This week the Crown Prosecution Service (CPS) discontinued a case against five activists charged with disrupting the Defence and Security Equipment International (DSEi) arms fair. Here is a personal account from one of the defendants.

Next week myself and four other people were due to be on trial for taking action at the DSEi arms fair. This week we found out that they have decided to discontinue our case. Although it’s a relief not to have to go through the trial process, deciding to discontinue it because it’s ‘not in the public interest’ shows the court’s reluctance to deal with the real criminals – the arms companies that have been committing crimes at DSEi’s arms fairs since 2005.

On 8 September I spent over four hours locked into two metal arms tubes – disguised as missiles – and connected to two other people. We were blockading one of the access roads into the Excel Centre the day before a one-day drones conference and then the DSEi arms fair was due to start. At the same time, some activists were at the other road entrance, under a lorry to stop it from entering the site.

Most of us were charged with ‘obstruction of the highway’, and pleaded not guilty on necessity grounds – we were going to defend our actions because we did them to avoid injury and death to another human being. The DSEi arms fair brings together thousands of arms companies and invites the world’s most repressive regimes to shop for weapons. We thought that stopping its set-up would be the most effective way of trying to disrupt the arms deals that were due to take place that week.

In 2011 and 2013, arms companies have been ejected from DSEi for displaying illegal weapons, but this was not a result of proactive action by Clarion Events – the company that runs the fair – but rather because it was forced to act following exposés by journalists and Members of Parliament. During the same period the government has also failed to either investigate or prosecute these crimes to prevent them from happening in future.

We have spent the past few months seeking disclosure about the extent to which the government knew about the sale of illegal weapons at the arms fair, and whether any relevant investigations into this case were taking place (see our Freedom of Information requests here and here for example). To our knowledge, there are none.

An expert opinion from Amnesty International, stated that “to my knowledge there have been specific breaches of UK arms export control legislation at every DSEi fair since 2005” and “Repeat failings to prevent the promotion of illegal items at DSEi defence exhibitions clearly demonstrates serious failings in the capacity of the UK government to enforce its own laws in this area”. It seems they would rather discontinue our court case than be forced to answer our questions.

Our solicitor, Raj Chada, Partner at Hodge Jones & Allen said:

“Whilst it is welcome that the case against our clients has been dropped, the real issue is why these arms companies have been allowed to act with impunity – We have written to the CPS, HMRC, Attorney General and the Home Secretary to demand why those that promote these unlawful weapons aren’t being prosecuted – total policing does not seem to apply if you are an arms dealer.”

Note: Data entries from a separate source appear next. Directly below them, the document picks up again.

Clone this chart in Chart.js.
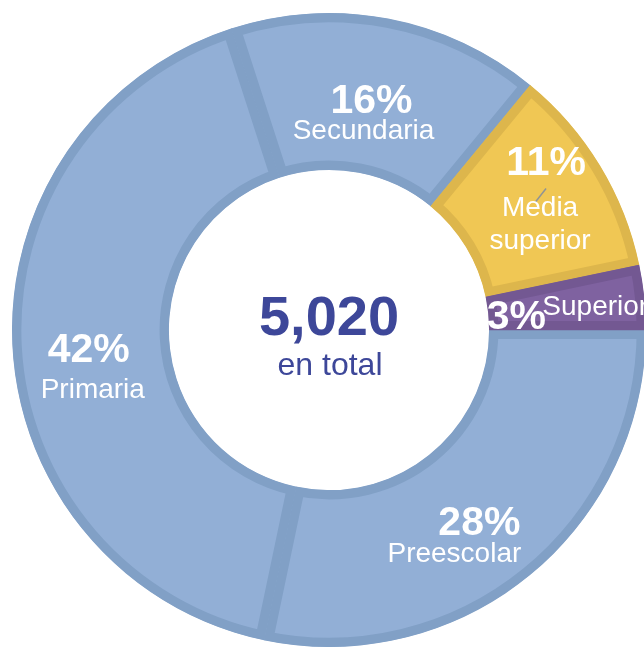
<!DOCTYPE html>
<html>
<head>
<meta charset="utf-8">
<script src="https://cdn.jsdelivr.net/npm/chart.js@4/dist/chart.umd.min.js"></script>
<style>
  html, body { margin: 0; padding: 0; background: #ffffff; }
  #wrap { width: 644px; height: 649px; position: relative; }
</style>
</head>
<body>
<div id="wrap"><canvas id="c"></canvas></div>
<script>
// ---- data ----
const categories = ['Preescolar', 'Primaria', 'Secundaria', 'Media superior', 'Superior'];
const nameLines = [['Preescolar'], ['Primaria'], ['Secundaria'], ['Media', 'superior'], ['Superior']];
const values = [1420, 2095, 800, 540, 165];
const totalLabel = 'en total';

// ---- styles ----
const fillColors = ['#92AFD6', '#92AFD6', '#92AFD6', '#F0C754', '#7F62A0'];
const borderColors = ['#81A0C6', '#81A0C6', '#81A0C6', '#DDB64C', '#735892'];

// label layout: offsets from each arc's centre point (pct baseline, then name line baselines)
const labelLayout = [
  { pct: [0, 20],   names: [[-25, 47]] },
  { pct: [-2, 19],  names: [[2, 55]] },
  { pct: [-2, 17],  names: [[-10, 43]] },
  { pct: [13, -31], names: [[7, 10], [7, 43]] },
  { pct: [-50, 24], names: [[29, 10]] }
];

const labelPlugin = {
  id: 'sliceLabels',
  afterDatasetsDraw(chart) {
    const ctx = chart.ctx;
    const meta = chart.getDatasetMeta(0);
    const total = values.reduce((a, b) => a + b, 0);
    ctx.save();
    ctx.textAlign = 'center';
    ctx.textBaseline = 'alphabetic';
    meta.data.forEach((arc, i) => {
      const mid = (arc.startAngle + arc.endAngle) / 2;
      const r = (arc.innerRadius + arc.outerRadius) / 2;
      const px = arc.x + Math.cos(mid) * r;
      const py = arc.y + Math.sin(mid) * r;
      const lay = labelLayout[i];
      if (i === 3) {
        ctx.strokeStyle = 'rgba(120,135,165,0.8)';
        ctx.lineWidth = 1.5;
        ctx.beginPath();
        ctx.moveTo(px + 2, py - 4);
        ctx.lineTo(px + 13, py - 18);
        ctx.stroke();
      }
      ctx.fillStyle = '#ffffff';
      ctx.font = '28px "Liberation Sans", Arial, sans-serif';
      nameLines[i].forEach((t, k) => {
        const o = lay.names[k];
        ctx.fillText(t, px + o[0], py + o[1]);
      });
      ctx.font = 'bold 41px "Liberation Sans", Arial, sans-serif';
      const pct = Math.round(values[i] / total * 100) + '%';
      ctx.fillText(pct, px + lay.pct[0], py + lay.pct[1]);
    });
    // centre total
    const a0 = meta.data[0];
    ctx.fillStyle = '#3D4799';
    ctx.font = 'bold 56px "Liberation Sans", Arial, sans-serif';
    ctx.fillText(total.toLocaleString('en-US'), a0.x, a0.y + 5);
    ctx.font = '32px "Liberation Sans", Arial, sans-serif';
    ctx.fillText(totalLabel, a0.x + 1, a0.y + 45);
    ctx.restore();
  }
};

new Chart(document.getElementById('c'), {
  type: 'doughnut',
  data: {
    labels: categories,
    datasets: [{
      data: values,
      backgroundColor: fillColors,
      borderColor: borderColors,
      borderWidth: 9,
      borderAlign: 'inner',
      clip: false
    }]
  },
  options: {
    responsive: true,
    maintainAspectRatio: false,
    animation: false,
    events: [],
    rotation: 90,
    radius: 317,
    cutout: '50.5%',
    layout: { padding: { left: 14, top: 11, right: 0, bottom: 0 } },
    plugins: { legend: { display: false }, tooltip: { enabled: false } }
  },
  plugins: [labelPlugin]
});
</script>
</body>
</html>
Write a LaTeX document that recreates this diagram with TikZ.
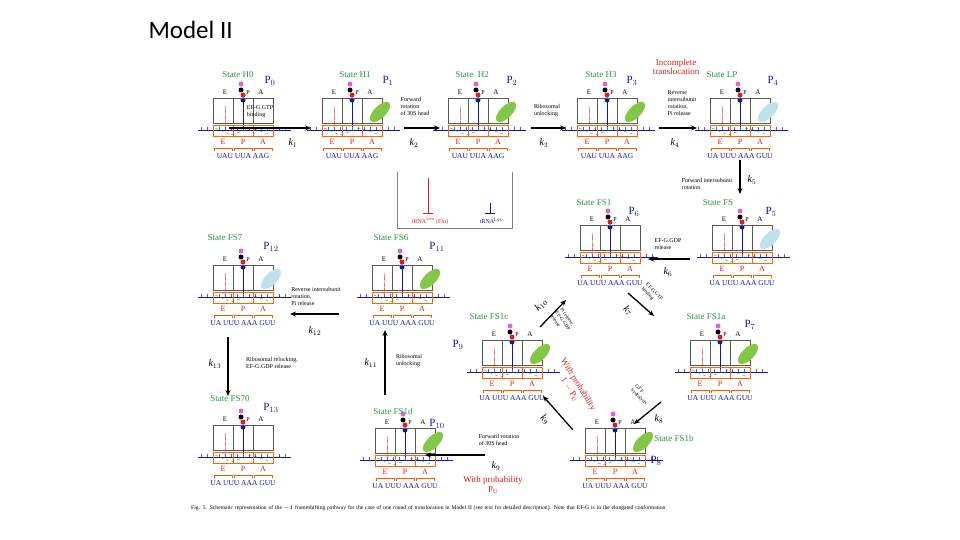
\documentclass[tikz,border=0pt]{standalone}
\usepackage{fontspec}
\setmainfont{Liberation Serif}
\newfontfamily\titlefont{Carlito}
\usetikzlibrary{arrows.meta}
\definecolor{stg}{RGB}{40,150,70}
\definecolor{pb}{RGB}{20,20,170}
\definecolor{rd}{RGB}{220,30,30}
\definecolor{efg}{RGB}{130,200,70}
\definecolor{efgl}{RGB}{190,225,235}
\tikzset{
 st/.style={text=stg,font=\fontsize{9}{10}\selectfont},
 pp/.style={text=pb,font=\fontsize{11}{12}\selectfont},
 ar/.style={-{Stealth[length=6pt,width=5pt]},line width=1.3pt},
 lb/.style={font=\fontsize{6}{7}\selectfont,align=left,inner sep=1pt},
 kk/.style={font=\fontsize{10}{11}\selectfont\itshape},
}
% x,y top-left of box ; codons ; efg colour
\newcommand\ribostate[4]{%
 \begin{scope}[shift={(#1,#2)}]
  \node[font=\fontsize{7}{7}\selectfont] at (12,-6) {E};
  \node[font=\fontsize{7}{7}\selectfont] at (48,-6) {A};
  \node[font=\fontsize{6}{6}\selectfont] at (35,-5) {P};
  \fill[violet!50!magenta!60] (28,-14) circle (2.5);
  \fill[black] (28,-8) circle (2.5);
  \fill[rd] (30,-3) circle (2.5);
  \fill[pb] (30,2) circle (2.5);
  \draw[gray!70!black,line width=0.6pt] (0,0) rectangle (60,25) (20,0)--(20,25) (40,0)--(40,25);
  \draw[pb,line width=0.6pt] (30,2)--(30,30);
  \draw[rd,line width=0.4pt] (12,8) .. controls (13,15) .. (12,30);
  \draw[pb,line width=0.5pt] (-15,32)--(78,32);
  \foreach \t in {-12,-6,...,76} \draw[pb!70,line width=0.3pt] (\t,29)--(\t,32);
  \draw[orange!80!red,line width=0.5pt] (0,27) rectangle (60,38) (20,27)--(20,38) (40,27)--(40,38);
  \draw[green!60!black,dashed,line width=0.3pt] (2,30)--(18,37)--(38,30)--(58,37);
  \ifx#4n\else
   \fill[#4] (58,14) ellipse [x radius=13,y radius=6,rotate=45];
  \fi
  \foreach \xx/\l in {10/E,30/P,50/A}{
   \node[text=rd,font=\fontsize{8}{8}\selectfont] at (\xx,44) {\l};
   \draw[orange!70!red,line width=0.4pt] (\xx-9,53)--(\xx-9,50)--(\xx+9,50)--(\xx+9,53);}
  \node[text=pb,font=\fontsize{7.5}{8}\selectfont] at (30,58) {#3};
 \end{scope}}
\begin{document}
\begin{tikzpicture}[x=1pt,y=-1pt]
\useasboundingbox (0,0) rectangle (960,540);
\fill[white] (0,0) rectangle (960,540);
\node[font=\titlefont\fontsize{25}{28}\selectfont,anchor=west] (title) at (145,30) {Model II};
% --- states
\def\cA{UAU UUA AAG}\def\cB{UA UUU AAA GUU}
\ribostate{213}{98}{\cA}{n}
\ribostate{322}{98}{\cA}{efg}
\ribostate{448}{98}{\cA}{efg}
\ribostate{577}{98}{\cA}{efg}
\ribostate{710}{98}{\cB}{efgl}
\ribostate{712}{225}{\cB}{efgl}
\ribostate{580}{225}{\cB}{n}
\ribostate{213}{265}{\cB}{efgl}
\ribostate{372}{265}{\cB}{efg}
\ribostate{482}{340}{\cB}{efg}
\ribostate{690}{340}{\cB}{efg}
\ribostate{585}{428}{\cB}{efg}
\ribostate{375}{428}{\cB}{efg}
\ribostate{213}{425}{\cB}{n}
% labels
\node[st] (sH0) at (238,75) {State H0}; \node[pp] (p0) at (270,81) {P$_0$};
\node[st] (sH1) at (355,75) {State H1}; \node[pp] (p1) at (388,81) {P$_1$};
\node[st] (sH2) at (472,75) {State~~H2}; \node[pp] (p2) at (512,81) {P$_2$};
\node[st] (sH3) at (601,75) {State H3}; \node[pp] (p3) at (632,81) {P$_3$};
\node[st] (sLP) at (722,75) {State LP}; \node[pp] (p4) at (773,81) {P$_4$};
\node[text=rd,font=\fontsize{9}{9}\selectfont,align=center] (inc) at (676,67) {Incomplete\\translocation};
\node[st] (sFS) at (718,203) {State FS}; \node[pp] (p5) at (771,212) {P$_5$};
\node[st] (sFS1) at (594,203) {State FS1}; \node[pp] (p6) at (634,212) {P$_6$};
\node[st] (sFS7) at (225,238) {State FS7}; \node[pp] (p12) at (271,247) {P$_{12}$};
\node[st] (sFS6) at (391,238) {State FS6}; \node[pp] (p11) at (437,247) {P$_{11}$};
\node[st] (sFS1c) at (489,317) {State FS1c}; \node[pp] (p9) at (458,345) {P$_9$};
\node[st] (sFS1a) at (706,317) {State FS1a}; \node[pp] (p7) at (750,325) {P$_7$};
\node[st] (sFS1b) at (674,438) {State FS1b}; \node[pp] (p8) at (656,461) {P$_8$};
\node[st] (sFS1d) at (393,411) {State FS1d}; \node[pp] (p10) at (437,424) {P$_{10}$};
\node[st] (sFS70) at (230,399) {State FS70}; \node[pp] (p13) at (271,408) {P$_{13}$};
% arrows
\draw[ar] (229,128)--(311,128); \node[lb] at (260,112) {EF-G.GTP\\binding}; \node[kk] at (293,143) {k$_1$};
\draw[ar] (404,128)--(440,128); \node[lb] at (415,106) {Forward\\rotation\\of 30S head}; \node[kk] at (414,143) {k$_2$};
\draw[ar] (531,128)--(566,128); \node[lb] at (547,111) {Ribosomal\\unlocking}; \node[kk] at (544,143) {k$_3$};
\draw[ar] (659,128)--(697,128); \node[lb] at (682,103) {Reverse\\intersubunit\\rotation,\\Pi release}; \node[kk] at (675,143) {k$_4$};
\draw[ar] (740,160)--(740,194); \node[lb] at (707,184) {Forward intersubunit\\rotation}; \node[kk] at (752,180) {k$_5$};
\draw[ar] (690,259)--(648,259); \node[lb] at (668,244) {EF-G.GDP\\release}; \node[kk] at (668,272) {k$_6$};
\draw[ar] (628,293)--(654,316); \node[lb,rotate=-45,font=\fontsize{5}{6}\selectfont] at (652,294) {EF-G.GTP\\binding}; \node[kk,rotate=-45] at (628,311) {k$_7$};
\draw[ar] (661,402)--(634,424); \node[lb,rotate=-45,font=\fontsize{5}{6}\selectfont] at (641,395) {GTP\\hydrolysis}; \node[kk] at (659,419) {k$_8$};
\draw[ar] (485,455)--(425,455); \node[lb] at (499,440) {Forward rotation\\of 30S head}; \node[kk] at (496,466) {k$_9$};
\node[text=rd,font=\fontsize{9}{10}\selectfont,align=center] at (493,485) {With probability\\P$_{\mathrm U}$};
\draw[ar] (573,430)--(543,396); \node[kk,rotate=-45] at (545,420) {k$_9$};
\node[text=rd,font=\fontsize{9}{10}\selectfont,align=center,rotate=-58] at (574,387) {With probability\\1 $-$ P$_{\mathrm U}$};
\draw[ar] (540,327)--(566,300); \node[kk,rotate=45] at (541,305) {k$_{10}$}; \node[lb,rotate=-55,font=\fontsize{5}{6}\selectfont] at (563,321) {Pi release,\\EF-G.GDP\\release};
\draw[ar] (385,395)--(385,330); \node[kk] at (371,363) {k$_{11}$}; \node[lb] at (409,361) {Ribosomal\\unlocking};
\draw[ar] (339,314)--(290,314); \node[lb] at (316,296) {Reverse intersubunit\\rotation,\\Pi release}; \node[kk] at (315,331) {k$_{12}$};
\draw[ar] (228,337)--(228,396); \node[kk] at (215,364) {k$_{13}$}; \node[lb] at (272,363) {Ribosomal relocking,\\EF-G.GDP release};
% legend
\draw[gray,line width=0.6pt] (397,172)--(397,228)--(512,228)--(512,172);
\draw[rd,line width=0.6pt] (428,178)--(428,213) (423,213)--(433,213);
\draw[pb,line width=0.6pt] (490,203)--(490,213) (485,213)--(495,213);
\node[text=rd,font=\fontsize{6}{6}\selectfont] at (430,221) {tRNA$^{\mathrm{Leu}}$ (Flu)};
\node[text=pb,font=\fontsize{6}{6}\selectfont] at (491,221) {tRNA$^{\mathrm{Lys}}$};
% caption
\node[font=\fontsize{5.6}{7}\selectfont,anchor=north west,text width=596pt,align=left,inner sep=0] (cap) at (191,505) {Fig. 5. Schematic representation of the $-1$ frameshifting pathway for the case of one round of translocation in Model II (see text for detailed description). Note that EF-G is in the elongated conformation};
\end{tikzpicture}
\end{document}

The CPS’ decision follows a not guilty verdict on 4 February for five Christian activists who blocked access to the fair on its opening morning. However, it is expected that a case against two people who refused to leave the road to allow access to the arms fair at the same protest on 8 September will go ahead on 25 February.

Obviously the problem with the DSEi arms fair is the arms trade itself, and not just the illegal weapons were on display, but these cases demonstrate the government’s priorities and its complicity in fuelling torture and conflict.

The arms fair is currently set to return in 2015, and it will once again bring together repressive regimes and fuel conflict and human rights abuses. The real celebration will take place when the DSEi arms fair is shut down for good, and the government shifts its priorities and starts funding education, health and welfare instead of war.